Raw data
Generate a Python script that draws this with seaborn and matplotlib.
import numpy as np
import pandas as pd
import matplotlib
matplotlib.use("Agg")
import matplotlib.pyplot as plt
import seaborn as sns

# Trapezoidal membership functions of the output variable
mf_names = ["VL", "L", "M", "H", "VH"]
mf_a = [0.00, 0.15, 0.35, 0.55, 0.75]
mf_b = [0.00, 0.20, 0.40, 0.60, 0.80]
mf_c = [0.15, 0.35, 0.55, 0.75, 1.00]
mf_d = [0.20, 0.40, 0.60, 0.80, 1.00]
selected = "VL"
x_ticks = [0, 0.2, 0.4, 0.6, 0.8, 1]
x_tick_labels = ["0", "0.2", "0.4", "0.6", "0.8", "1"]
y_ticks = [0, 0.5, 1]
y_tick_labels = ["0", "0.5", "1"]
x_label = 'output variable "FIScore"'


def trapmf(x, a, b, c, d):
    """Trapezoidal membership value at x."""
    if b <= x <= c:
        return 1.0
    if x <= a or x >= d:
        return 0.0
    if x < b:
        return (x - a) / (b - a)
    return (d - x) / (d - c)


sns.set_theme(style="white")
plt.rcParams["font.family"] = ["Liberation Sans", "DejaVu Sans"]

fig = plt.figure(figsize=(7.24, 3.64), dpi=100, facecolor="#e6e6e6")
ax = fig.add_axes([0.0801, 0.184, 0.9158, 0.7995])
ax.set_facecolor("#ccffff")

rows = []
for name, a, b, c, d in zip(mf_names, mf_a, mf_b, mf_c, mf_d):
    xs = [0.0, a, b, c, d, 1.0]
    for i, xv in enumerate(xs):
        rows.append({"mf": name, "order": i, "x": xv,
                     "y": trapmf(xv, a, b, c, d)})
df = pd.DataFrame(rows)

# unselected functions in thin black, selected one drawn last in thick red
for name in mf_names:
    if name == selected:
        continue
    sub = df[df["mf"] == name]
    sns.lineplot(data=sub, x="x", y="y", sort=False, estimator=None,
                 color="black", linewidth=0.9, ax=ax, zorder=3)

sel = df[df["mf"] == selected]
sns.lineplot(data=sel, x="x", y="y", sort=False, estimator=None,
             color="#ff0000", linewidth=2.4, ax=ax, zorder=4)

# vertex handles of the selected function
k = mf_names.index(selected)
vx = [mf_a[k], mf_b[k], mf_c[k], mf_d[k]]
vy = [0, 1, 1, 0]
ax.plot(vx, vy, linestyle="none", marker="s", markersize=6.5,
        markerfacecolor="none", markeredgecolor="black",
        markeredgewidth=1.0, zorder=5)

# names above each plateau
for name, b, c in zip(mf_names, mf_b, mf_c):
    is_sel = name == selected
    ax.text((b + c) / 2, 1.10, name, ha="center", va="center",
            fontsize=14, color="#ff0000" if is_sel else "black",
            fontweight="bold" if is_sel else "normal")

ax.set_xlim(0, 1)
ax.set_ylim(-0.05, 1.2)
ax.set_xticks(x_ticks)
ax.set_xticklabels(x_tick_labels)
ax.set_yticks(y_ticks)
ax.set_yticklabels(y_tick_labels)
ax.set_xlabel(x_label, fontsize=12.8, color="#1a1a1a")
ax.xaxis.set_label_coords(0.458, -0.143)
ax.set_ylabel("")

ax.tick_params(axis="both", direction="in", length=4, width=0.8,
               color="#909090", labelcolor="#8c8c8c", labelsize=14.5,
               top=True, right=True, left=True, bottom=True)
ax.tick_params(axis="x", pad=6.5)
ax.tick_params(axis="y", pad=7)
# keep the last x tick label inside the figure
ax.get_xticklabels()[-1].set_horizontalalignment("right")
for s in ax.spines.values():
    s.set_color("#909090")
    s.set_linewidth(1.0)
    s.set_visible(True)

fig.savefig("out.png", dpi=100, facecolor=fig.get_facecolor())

==

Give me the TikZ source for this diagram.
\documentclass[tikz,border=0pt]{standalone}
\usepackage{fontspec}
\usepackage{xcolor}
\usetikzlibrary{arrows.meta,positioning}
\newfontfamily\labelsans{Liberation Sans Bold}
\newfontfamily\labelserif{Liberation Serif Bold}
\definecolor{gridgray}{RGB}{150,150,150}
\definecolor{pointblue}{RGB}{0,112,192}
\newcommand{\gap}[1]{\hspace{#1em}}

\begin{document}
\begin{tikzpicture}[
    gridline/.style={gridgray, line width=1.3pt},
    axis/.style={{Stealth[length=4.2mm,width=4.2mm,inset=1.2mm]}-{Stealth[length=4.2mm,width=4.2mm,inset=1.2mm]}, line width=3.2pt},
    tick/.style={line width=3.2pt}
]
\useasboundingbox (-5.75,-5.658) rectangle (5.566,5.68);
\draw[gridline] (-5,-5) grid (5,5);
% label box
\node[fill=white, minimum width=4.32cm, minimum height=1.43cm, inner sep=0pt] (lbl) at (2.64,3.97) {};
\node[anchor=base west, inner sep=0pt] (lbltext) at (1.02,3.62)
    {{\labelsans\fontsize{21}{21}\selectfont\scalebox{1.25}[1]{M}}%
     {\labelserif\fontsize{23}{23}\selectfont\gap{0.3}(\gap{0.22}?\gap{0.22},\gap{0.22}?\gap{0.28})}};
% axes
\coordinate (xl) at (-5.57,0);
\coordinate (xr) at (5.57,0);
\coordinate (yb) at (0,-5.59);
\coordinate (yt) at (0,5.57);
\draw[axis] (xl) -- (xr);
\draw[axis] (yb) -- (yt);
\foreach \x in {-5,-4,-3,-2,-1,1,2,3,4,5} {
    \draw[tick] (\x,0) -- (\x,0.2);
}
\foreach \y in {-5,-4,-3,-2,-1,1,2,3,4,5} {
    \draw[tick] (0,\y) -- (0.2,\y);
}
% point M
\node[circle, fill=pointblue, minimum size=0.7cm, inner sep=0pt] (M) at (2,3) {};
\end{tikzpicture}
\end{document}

* * *

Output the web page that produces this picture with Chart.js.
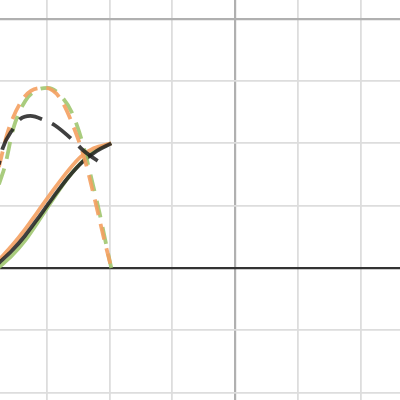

Exercise brief
Begin at the line that has "Generate a Python" in the entries above; stop after the line that has "import seaborn as sns". Transcribe exactly those lines and no others.

Answer in full
Generate a Python script that draws this with seaborn and matplotlib.
import numpy as np
import pandas as pd
import matplotlib
matplotlib.use("Agg")
import matplotlib.pyplot as plt
import seaborn as sns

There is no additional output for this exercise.